Officers can examine the phone’s physical exterior if there is a safety concern, but scrolling through your messages, photos, or apps requires either a warrant or your voluntary consent. You are not required to unlock your phone or hand it over for inspection during a routine texting-while-driving stop. If an officer asks to look at your phone, you have the right to decline.

Common Legal Defenses

Most texting tickets are straightforward, but a few defenses come up regularly:

  • Not on the roadway: The ban applies to vehicles on public roads. If you were pulled off the traveled portion of the roadway when you used your device, the statute does not apply.
  • Making a phone call: Entering a phone number or selecting a contact to place or receive a call is specifically exempt.
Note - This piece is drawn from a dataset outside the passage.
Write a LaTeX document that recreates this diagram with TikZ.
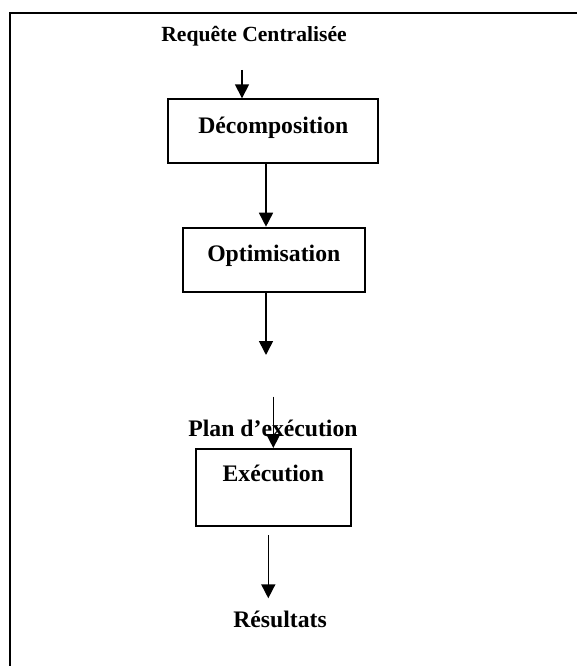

If you were dialing rather than texting, the citation may not hold up.
  • Emergency use: Reporting a crime, preventing imminent injury, or calling for emergency help are all protected uses under the statute.
  • Voice-operated device: If your device qualifies as voice-operated and you sent or received the message without using your hands, it falls outside the definition of “wireless communications device” under the law.
  • Challenging the officer’s observation: The officer has to have seen enough to reasonably conclude you were texting rather than making a call or using your phone in a permitted way. Dash camera footage, witness testimony, or phone records showing no texts were sent at the relevant time can all undermine the basis for the stop.

The strongest defenses tend to involve phone records. If your carrier’s records show no text messages were sent or received at the time of the stop, that is concrete evidence that directly contradicts the officer’s observation. Requesting those records early, before they are purged, is the most important step if you plan to contest the ticket.